Retirement Plan Tragedy

401(k), estate planning

When is the last time you review your 401(k) or 401(a) beneficiary designation?  Most likely it was when you joined the plan.  For many individuals this is something that is often stuffed into the memory storage locker to be buried behind all of the “honey do lists”, work related projects and just about everything else that comes up in our daily lives.   Unless you are forced to dig through your locker to retrieve this information, it is often forgotten and may ultimately end up on an A&E episode of “Storage Wars”. However, rather than Darrell and Dave fighting over your 401(k) after your passing, it might be those who you leave behind.

In a recent case, Cajun Industries, LLC vs. Robert Kidder, et al., the deceased father, Leonard Kidder, had his first wife as his 401(k) beneficiary. After she passed away Mr. Kidder designated his three children as beneficiaries. Simple enough – if your wife is deceased then your children become your beneficiaries.  Not so fast.  If you find new love and companionship and decide to remarry, the rules change.  Mr. Kidder found new love and remarried but unfortunately for him, he died six into his new marriage (maybe his heart could not keep up with his younger bride – lesson to men who seek younger wives – may lead to an early grave).

Rule Change
The children thought they were entitled to their father’s 401(k) per his beneficiary designation.  Unfortunately for the children, their father was not aware of the Employee Retirement Income Security Act, “ERISA”, a federal law which governs all retirement plans (note, this does not apply to IRAs).  Under ERISA, the new Mrs. Kidder, surviving spouse, is entitled to her late husband’s entire 401(k) despite his beneficiary designation.  To the dismay of her assuredly loving and doting stepchildren, she claimed it.  Why not, after a lengthy marriage of 6 weeks she should be entitled to something.  

This is why I tell those people who prefer the “lone wolf” do-it-yourself legal work with the assistance of Legal Doom and others that you don’t know what you don’t know.  ERISA required Mr.
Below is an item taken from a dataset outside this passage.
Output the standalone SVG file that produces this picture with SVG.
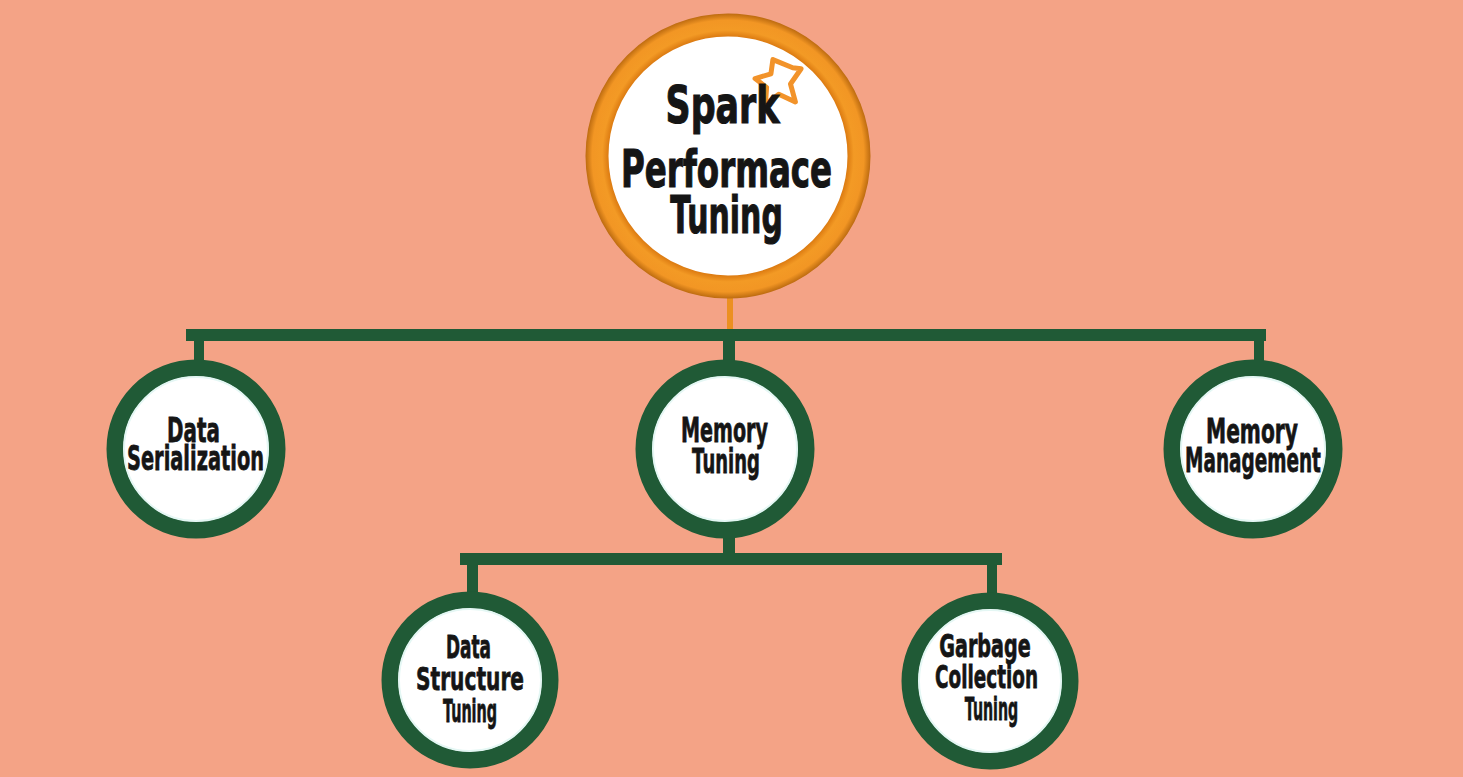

Kidder to fill out a new beneficiary form after he remarried and to obtain the consent of his new wife.  Because his wife had not consented to his designation in favor of his children, ERISA required the account to be distributed to his wife. The children were left with nothing.

Simple Solutions
There were two other potential solutions that would have allowed the funds in the 401(k) account to go to Mr. Kidder’s children. Prior to getting married, Mr. Kidder could have asked his wife to sign a prenuptial agreement wherein she agreed to sign a waiver of his 401(k) plan. Alternatively, before he married, Mr. Kidder could have rolled his 401(k) account to an IRA and then designated his children as beneficiaries of his IRA. The rules requiring a spousal waiver to a beneficiary designation do not apply to IRAs.

Don’t Kid yourself into believing entity planning is easy and does not require the assistance of qualified professionals. It is sometimes the small mistakes that result in disastrous consequences.

 

0 comments On Retirement Plan Tragedy

  • I really appreciate this article and the case it exposed. I found it very neat and explanatory. Your story has thrown light on my case.

    I was married to my late wife more than 10 years before she passed away. She was outlived by two adult children. She had an account with Fidelity Investment. My wife died without a will. However she designated her two children as her primary beneficiaries thus exempting me from any benefits at all.
    I do not really know whether my late wife was under and IRA or and ERISA. I only know she was a former worker at the UC San Francisco, CA.
    As I have it understood, Fidelity Retirement Plan Beneficiary Designation (Section 1) puts forth that if a customer designates a beneficiary or beneficiaries other than the spouse, that is a non-spousal designation, then he/she has to produce a LETTER OF CONSENT OR SPOUSAL CONSENT signed by the spouse.
    This is clearly stated on this form which every customer has to fill out upon applying for Fidelity Investment account.
    I filed a claim to Fidelity only to hear from them that a letter of consent was not necessary so I did not qualify to get any benefits as a surviving spouse.
    My late wife’s children have already been distributed the benefits according to what was stated by their late mother in her Fidelity Retirement Plan Beneficiary Designation.
    I would like to get suggestions or assistance in this regard which would help me determine whether Fidelity Investment violated its own regulations against my spousal rights.